The singular BIC (sBIC) addresses circular reasoning by averaging over submodels—using local learning coefficients and fixed-point equations—to obtain marginal likelihood approximations that retain consistency and Bayesian justification. Notably, sBIC rapidly focuses on the true model in simulations where BIC is inconsistent or overly concentrated, especially in complex latent-variable scenarios (Drton et al., 2013).

4. SIC Extensions for Order-Constrained Model Selection

BIC's penalty structure treats order-constrained models (e.g., $\theta_1>\theta_2>\theta_3>0$) as equivalent in complexity to unconstrained alternatives, neglecting their reduced parameter space. The Laplace approximation is invalid when the MLE lies on the boundary of the constraint region (Mulder et al., 2018). Two prominent extensions have been developed:

• Truncated Unit-Information Prior: Centered at the unconstrained MLE. The penalty fails to increase with the strength of evidence for the constraints, violating Occam's razor.
• Truncated Local Unit-Information Prior: Centered at the boundary (null value). The order-constrained BIC based on this prior displays proper Occam behavior and lower error probabilities.

The order-constrained BIC formula for local priors is

$$\mathrm{OC\text{-}BIC}_{LUI}(M_1) = -2\,\ell(\hat\theta_u) + d\,\log n - 2\,\log\Pr(R_1\theta>r_1|D,M_u) + 2\,\log\Pr^{LUI}(R_1\theta>r_1|M_u),$$

where the prior constraint probability penalizes the model according to how restrictive the constraints are, and the posterior constraint probability rewards strong empirical evidence for the inequalities (Mulder et al., 2018).

5. Theoretical Foundations and Asymptotics

The SIC is grounded in large-sample theory utilizing Taylor expansions, change-of-variable arguments, and Gaussian approximations to integrate the likelihood with respect to the prior. Essential assumptions include:

• Exponential family structure with known link function and sufficient smoothness.
• Full rank or diverging eigenvalues in the design matrix ensuring identifiability and concentration.
• Control of third derivatives and bounded prior densities in shrinking neighborhoods around the QMLE.

For singular models, algebraic geometric techniques quantify the breakdown of Laplace's method via the RLCT. The widely applicable Bayesian information criterion (WBIC) estimates the marginal likelihood with tempered posteriors ($\beta = 1/\log n$), recovering the correct penalty asymptotically regardless of regularity assumptions (Watanabe, 2012).

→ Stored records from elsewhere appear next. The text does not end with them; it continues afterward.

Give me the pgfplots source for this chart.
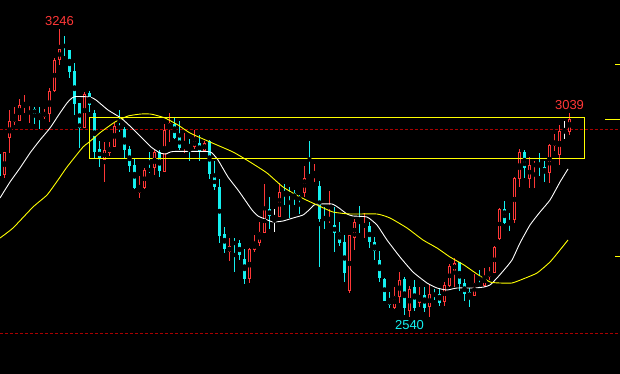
\documentclass[border=0pt]{standalone}
\usepackage{pgfplots}
\pgfplotsset{compat=1.18}
\usepackage{pgfplotstable}
\usepackage{fontspec}
\setmainfont{Liberation Sans}
\definecolor{cred}{RGB}{255,55,55}
\definecolor{ccyan}{RGB}{20,240,240}
\definecolor{cyel}{RGB}{255,255,0}
\definecolor{cdash}{RGB}{170,0,0}

% candle data in chart pixel units (y downward): x, high, body top, body bottom, low
\pgfplotstableread{
x hi top bot lo
4.5 152 152 175 178
9.5 110 121 138 153
14.5 107 117 122 125
19.5 99 105 121 121
24.5 95 104 107 113
29.5 102 103 105 123
44.5 109 112 117 119
49.5 88 91 114 122
54.5 58 60 91 92
59.5 29 49 60 65
84.5 92 94 128 128
104.5 142 150 160 182
109.5 142 147 153 156
114.5 123 126 147 147
139.5 176 188 193 198
144.5 168 170 188 189
154.5 149 152 168 175
164.5 124 130 172 172
169.5 113 123 128 142
184.5 133 145 149 153
194.5 130 140 147 149
204.5 141 143 151 152
229.5 238 246 252 261
249.5 248 249 279 283
254.5 235 243 250 252
259.5 222 232 243 246
264.5 184 209 233 233
279.5 183 192 217 217
304.5 166 178 193 197
314.5 164 175 177 182
329.5 191 218 220 223
349.5 235 235 291 293
354.5 219 222 238 250
364.5 213 224 227 238
394.5 287 296 308 309
399.5 272 280 297 303
409.5 286 289 311 317
419.5 287 296 303 307
429.5 285 294 307 317
444.5 282 285 302 306
449.5 264 266 286 287
454.5 258 263 271 287
474.5 274 283 296 296
484.5 268 276 286 287
489.5 267 272 277 280
494.5 246 247 273 273
499.5 208 209 239 240
514.5 177 178 220 223
519.5 149 152 179 187
529.5 157 165 179 188
534.5 161 164 166 188
549.5 144 145 173 183
554.5 134 141 146 151
559.5 125 131 155 165
569.5 113 119 132 135
}\redtab

\pgfplotstableread{
x hi top bot lo
-0.5 152 154 176 178
34.5 107 109 114 124
39.5 107 113 117 129
64.5 36 45 47 56
69.5 50 50 72 78
74.5 63 71 104 115
79.5 103 103 128 148
89.5 91 93 105 112
94.5 110 113 152 158
99.5 141 149 159 167
119.5 110 126 129 132
124.5 127 129 150 158
129.5 146 149 166 172
134.5 159 165 188 189
149.5 152 169 171 173
159.5 150 152 171 177
174.5 118 124 138 139
179.5 121 137 148 150
189.5 139 145 147 161
199.5 135 143 152 161
209.5 140 141 174 179
214.5 161 177 187 190
219.5 179 187 236 243
224.5 227 234 249 253
234.5 238 242 244 272
239.5 240 243 255 260
244.5 249 259 279 284
269.5 197 209 216 229
284.5 184 192 194 205
289.5 187 193 195 218
294.5 190 193 198 205
299.5 195 197 200 214
309.5 141 175 177 178
319.5 181 186 219 267
324.5 207 218 220 229
334.5 207 225 233 252
339.5 222 232 243 246
344.5 235 242 273 282
359.5 206 221 223 233
369.5 222 226 242 248
374.5 237 242 251 260
379.5 251 260 278 282
384.5 278 279 301 301
389.5 292 300 305 308
404.5 277 279 308 315
414.5 280 287 308 311
424.5 287 295 308 312
434.5 289 294 296 300
439.5 288 294 303 306
459.5 262 262 284 291
464.5 279 283 294 301
469.5 288 292 297 307
479.5 270 283 286 287
504.5 201 209 223 224
509.5 213 222 225 231
524.5 150 152 168 178
539.5 153 164 167 176
544.5 161 167 173 182
}\cyantab

\pgfplotstableread{
x hi top bot lo
274.5 209 216.5 217.5 232
564.5 121 131 132 139
}\whitetab

\pgfplotsset{
  ebar/.style 2 args={only marks, mark=none, forget plot,
    error bars/.cd, y dir=both, y explicit, error mark=none,
    error bar style={solid, line width=#2, draw=#1, line cap=butt}},
}

\begin{document}
\begin{tikzpicture}
\begin{axis}[
  x=1pt, y=1pt,
  xmin=0, xmax=620, ymin=0, ymax=374,
  y dir=reverse,
  enlargelimits=false,
  axis line style={draw=none},
  xtick=\empty, ytick=\empty,
  axis background/.style={fill=black},
  clip=true,
]
% dashed reference lines
\addplot[cdash, line width=1pt, dash pattern=on 3pt off 2pt, forget plot] coordinates {(0,129.5) (620,129.5)};
\addplot[cdash, line width=1pt, dash pattern=on 3pt off 2pt, forget plot] coordinates {(0,333.5) (620,333.5)};

% red (up) candles: wick, body, hollow interior
\addplot[ebar={cred}{1pt}] table[x=x, y expr={(\thisrow{hi}+\thisrow{lo})/2}, y error expr={(\thisrow{lo}-\thisrow{hi})/2}] {\redtab};
\addplot[ebar={cred}{3pt}] table[x=x, y expr={(\thisrow{top}+\thisrow{bot})/2}, y error expr={max((\thisrow{bot}-\thisrow{top})/2,0.5)}] {\redtab};
\addplot[ebar={black}{1pt}] table[x=x, y expr={(\thisrow{top}+\thisrow{bot})/2}, y error expr={max((\thisrow{bot}-\thisrow{top})/2-1,0)}] {\redtab};

% cyan (down) candles
\addplot[ebar={ccyan}{1pt}] table[x=x, y expr={(\thisrow{hi}+\thisrow{lo})/2}, y error expr={(\thisrow{lo}-\thisrow{hi})/2}] {\cyantab};
\addplot[ebar={ccyan}{3pt}] table[x=x, y expr={(\thisrow{top}+\thisrow{bot})/2}, y error expr={max((\thisrow{bot}-\thisrow{top})/2,0.5)}] {\cyantab};

% white doji candles
\addplot[ebar={white}{1pt}] table[x=x, y expr={(\thisrow{hi}+\thisrow{lo})/2}, y error expr={(\thisrow{lo}-\thisrow{hi})/2}] {\whitetab};
\addplot[ebar={white}{3pt}] table[x=x, y expr={(\thisrow{top}+\thisrow{bot})/2}, y error expr={max((\thisrow{bot}-\thisrow{top})/2,0.5)}] {\whitetab};

% moving averages
\addplot[white, line width=0.9pt, smooth, tension=0.3, forget plot] coordinates {
(0,198) (10,182) (20,168) (30,153) (40,140) (50,128) (60,113) (67,103) (72,98) (76,96.5)
(90,97) (96,100) (108,110) (121,118) (131,127) (141,137) (151,147) (160,153) (166,154)
(173,151.5) (207,151.5) (212,153) (218,160) (228,177) (238,190) (245,200) (252,210)
(258,216) (265,219) (273,222) (283,221) (293,218) (303,215) (309,210) (314,205) (319,204)
(332,204) (339,208) (347,214) (353,216) (367,217) (377,225) (387,240) (400,257) (413,272)
(427,283) (437,288) (447,290) (457,288) (474,288) (484,287) (490,285) (497,278) (504,270)
(512,260) (520,243) (530,225) (540,212) (550,200) (560,182) (568,169)};
\addplot[cyel, line width=0.9pt, smooth, tension=0.3, forget plot] coordinates {
(0,238) (13,228) (33,207) (47,195) (58,180) (67,167) (83,147) (88,143) (101,132) (115,122)
(128,116) (141,114) (150,114) (155,115) (165,118) (178,125) (190,133) (210,142) (233,152)
(250,162) (267,173) (283,187) (300,197) (317,205) (333,212) (350,214) (377,214) (390,218)
(407,228) (423,240) (437,248) (450,257) (464,265) (477,274) (490,282) (500,283) (512,283)
(523,279) (537,273) (550,262) (560,250) (568,240)};

% yellow box
\addplot[cyel, line width=1.3pt, forget plot] coordinates {(89.5,117.5) (584.5,117.5) (584.5,158.5) (89.5,158.5) (89.5,117.5)};

% right-edge marks
\addplot[cyel, line width=1pt, forget plot] coordinates {(615,64.5) (620,64.5)};
\addplot[cyel, line width=1pt, forget plot] coordinates {(605,119.5) (620,119.5)};
\addplot[cyel, line width=1pt, forget plot] coordinates {(615,256.5) (620,256.5)};

% labels
\node[text=cred, font=\fontsize{13}{13}\selectfont] at (axis cs:59.5,21.5) {3246};
\node[text=cred, font=\fontsize{13}{13}\selectfont] at (axis cs:569.5,105.5) {3039};
\node[text=ccyan, font=\fontsize{13}{13}\selectfont] at (axis cs:409.5,325.5) {2540};
\end{axis}
\end{tikzpicture}
\end{document}
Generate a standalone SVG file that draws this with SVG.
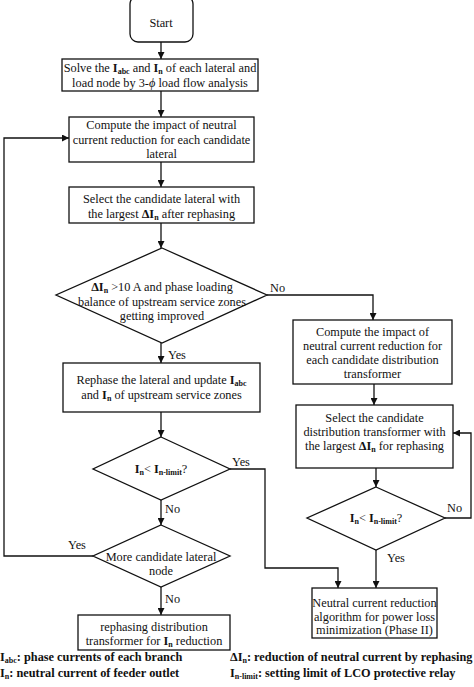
<svg xmlns="http://www.w3.org/2000/svg" width="474" height="687" viewBox="0 0 474 687">
<defs>
<marker id="arr" viewBox="0 0 10 10" refX="10" refY="5" markerWidth="7" markerHeight="7" markerUnits="userSpaceOnUse" orient="auto">
<path d="M0,0 L10,5 L0,10 z" fill="#111"/>
</marker>
<style>
.box{fill:#fff;stroke:#111;stroke-width:1.3}
.ln{fill:none;stroke:#111;stroke-width:1.3}
.t{font-family:"Liberation Serif","Times New Roman",serif;font-size:12.3px;fill:#111;text-anchor:middle}
.l{font-family:"Liberation Serif","Times New Roman",serif;font-size:12.3px;fill:#111}
.b{font-weight:bold}
.s{font-size:8px;font-weight:bold}
.lg{font-family:"Liberation Serif","Times New Roman",serif;font-size:12.3px;font-weight:bold;fill:#111}
</style>
</defs>
<rect width="474" height="687" fill="#fff"/>

<g id="connectors">
<path class="ln" d="M161,42 V59" marker-end="url(#arr)"/>
<path class="ln" d="M161,91 V117" marker-end="url(#arr)"/>
<path class="ln" d="M161,162 V187" marker-end="url(#arr)"/>
<path class="ln" d="M161,223 V248" marker-end="url(#arr)"/>
<path class="ln" d="M267,295 H373 V320" marker-end="url(#arr)"/>
<path class="ln" d="M161,343 V363" marker-end="url(#arr)"/>
<path class="ln" d="M161,412 V437" marker-end="url(#arr)"/>
<path class="ln" d="M230,469 H265 V568 H338 V588" marker-end="url(#arr)"/>
<path class="ln" d="M161,500 V525" marker-end="url(#arr)"/>
<path class="ln" d="M93,556 H4 V138 H69" marker-end="url(#arr)"/>
<path class="ln" d="M161,587 V615" marker-end="url(#arr)"/>
<path class="ln" d="M374,384 V405" marker-end="url(#arr)"/>
<path class="ln" d="M376,468 V487" marker-end="url(#arr)"/>
<path class="ln" d="M445,518 H471 V433 H453" marker-end="url(#arr)"/>
<path class="ln" d="M376,550 V588" marker-end="url(#arr)"/>
<text class="l" x="270" y="292">No</text>
<text class="l" x="168" y="359">Yes</text>
<text class="l" x="232" y="466">Yes</text>
<text class="l" x="165" y="513">No</text>
<text class="l" x="68" y="549">Yes</text>
<text class="l" x="165" y="603">No</text>
<text class="l" x="447" y="512">No</text>
<text class="l" x="387" y="562">Yes</text>
</g>

<g id="start">
<rect class="box" x="130" y="-4" width="63" height="46" rx="8"/>
<text class="t" x="161" y="27">Start</text>
</g>

<g id="solve">
<rect class="box" x="62" y="59" width="196" height="32"/>
<text class="t" x="160" y="72">Solve the <tspan class="b">I</tspan><tspan class="s" dy="2">abc</tspan><tspan dy="-2"> and </tspan><tspan class="b">I</tspan><tspan class="s" dy="2">n</tspan><tspan dy="-2"> of each lateral and</tspan></text>
<text class="t" x="160" y="87">load node by 3-<tspan font-style="italic">ϕ</tspan> load flow analysis</text>
</g>

<g id="compute-lateral">
<rect class="box" x="69" y="117" width="185" height="45"/>
<text class="t" x="161.5" y="129">Compute the impact of neutral</text>
<text class="t" x="161.5" y="143.5">current reduction for each candidate</text>
<text class="t" x="161.5" y="158">lateral</text>
</g>

<g id="select-lateral">
<rect class="box" x="69" y="187" width="185" height="36"/>
<text class="t" x="161.5" y="203">Select the candidate lateral with</text>
<text class="t" x="161.5" y="217.5">the largest <tspan class="b">ΔI</tspan><tspan class="s" dy="2">n</tspan><tspan dy="-2"> after rephasing</tspan></text>
</g>

<g id="decision-delta">
<polygon class="box" points="162,248 267,295 162,343 56,295"/>
<text class="t" x="162" y="291"><tspan class="b">ΔI</tspan><tspan class="s" dy="2">n</tspan><tspan dy="-2"> &gt;10 A and phase loading</tspan></text>
<text class="t" x="162" y="306">balance of upstream service zones</text>
<text class="t" x="162" y="320">getting improved</text>
</g>

<g id="rephase-lateral">
<rect class="box" x="63" y="363" width="197" height="49"/>
<text class="t" x="161.5" y="384">Rephase the lateral and update <tspan class="b">I</tspan><tspan class="s" dy="2">abc</tspan></text>
<text class="t" x="161.5" y="399">and <tspan class="b">I</tspan><tspan class="s" dy="2">n</tspan><tspan dy="-2"> of upstream service zones</tspan></text>
</g>

<g id="decision-limit-1">
<polygon class="box" points="161,437 230,469 161,500 93,469"/>
<text class="t" x="161" y="473"><tspan class="b">I</tspan><tspan class="s" dy="2">n</tspan><tspan dy="-2">&lt; </tspan><tspan class="b">I</tspan><tspan class="s" dy="2">n-limit</tspan><tspan dy="-2">?</tspan></text>
</g>

<g id="decision-more">
<polygon class="box" points="161,525 230,556 161,587 93,556"/>
<text class="t" x="161" y="561">More candidate lateral</text>
<text class="t" x="161" y="575">node</text>
</g>

<g id="rephase-transformer">
<rect class="box" x="78" y="615" width="152" height="35"/>
<text class="t" x="154" y="631">rephasing distribution</text>
<text class="t" x="154" y="645">transformer for <tspan class="b">I</tspan><tspan class="s" dy="2">n</tspan><tspan dy="-2"> reduction</tspan></text>
</g>

<g id="compute-transformer">
<rect class="box" x="293" y="320" width="159" height="64"/>
<text class="t" x="372.5" y="335.5">Compute the impact of</text>
<text class="t" x="372.5" y="349.5">neutral current reduction for</text>
<text class="t" x="372.5" y="363.5">each candidate distribution</text>
<text class="t" x="372.5" y="377.5">transformer</text>
</g>

<g id="select-transformer">
<rect class="box" x="296" y="405" width="157" height="63"/>
<text class="t" x="374.5" y="422">Select the candidate</text>
<text class="t" x="374.5" y="436">distribution transformer with</text>
<text class="t" x="374.5" y="450">the largest <tspan class="b">ΔI</tspan><tspan class="s" dy="2">n</tspan><tspan dy="-2"> for rephasing</tspan></text>
</g>

<g id="decision-limit-2">
<polygon class="box" points="376,487 445,518 376,550 307,518"/>
<text class="t" x="376" y="522"><tspan class="b">I</tspan><tspan class="s" dy="2">n</tspan><tspan dy="-2">&lt; </tspan><tspan class="b">I</tspan><tspan class="s" dy="2">n-limit</tspan><tspan dy="-2">?</tspan></text>
</g>

<g id="phase-two">
<rect class="box" x="312" y="588" width="125" height="50"/>
<text class="t" x="374.5" y="607">Neutral current reduction</text>
<text class="t" x="374.5" y="620.5">algorithm for power loss</text>
<text class="t" x="374.5" y="634">minimization (Phase II)</text>
</g>

<g id="legend">
<text class="lg" x="0" y="661">I<tspan class="s" dy="2">abc</tspan><tspan dy="-2">: phase currents of each branch</tspan></text>
<text class="lg" x="0" y="677">I<tspan class="s" dy="2">n</tspan><tspan dy="-2">: neutral current of feeder outlet</tspan></text>
<text class="lg" x="230" y="661">ΔI<tspan class="s" dy="2">n</tspan><tspan dy="-2">: reduction of neutral current by rephasing</tspan></text>
<text class="lg" x="230" y="677">I<tspan class="s" dy="2">n-limit</tspan><tspan dy="-2">: setting limit of LCO protective relay</tspan></text>
</g>
</svg>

6. Practical Implications and Empirical Results

Empirical investigations demonstrate that the SIC maintains frequentist consistency and robust Bayesian performance under both correct specification and misspecified scenarios. In model selection for high-dimensional GLMs, SIC yields a decomposable criterion that explicitly penalizes misspecification, resulting in improved selection performance (Lv et al., 2010).

For complex models with singularities—such as mixtures, factor analysis, and latent class analysis—sBIC and WBIC offer practical solutions. Simulation studies confirm superior concentration on the true model and improved ranking characteristics relative to classical BIC, especially when the true data-generating process induces information singularities or lies on lower-dimensional subspaces (Drton et al., 2013, Watanabe, 2012).

Extensions to order-constrained selection using local unit-information priors are validated in both synthetic and real-world scenarios. Posterior probabilities computed with OC-BIC track full Bayesian calculations closely, and compared with unconstrained alternatives, they yield greater statistical power and discrimination among hypotheses. These methodologies are implemented in packages such as BICpack for direct application (Mulder et al., 2018).

7. Connections, Limitations, and Outlook

The SIC unifies Bayesian and frequentist model selection principles via asymptotic approximations, and its tractability has facilitated widespread application in high-dimensional statistics. Its generalizations to misspecified, singular, and order-constrained cases preserve consistency and interpretability but require additional information—such as learning coefficients, prior specification, or covariance contrast estimation.

A plausible implication is that continued refinement of these penalties, through algebraic geometrical invariants or order-specific priors, will further improve model selection performance in nonregular and nonparametric regimes. Limitations include the need for accurate estimation of misspecification penalties and RLCTs, which may not be available for all models. Theoretical developments suggest that SIC-type criteria will remain central to principled model choice and regularization in contemporary statistical methodology.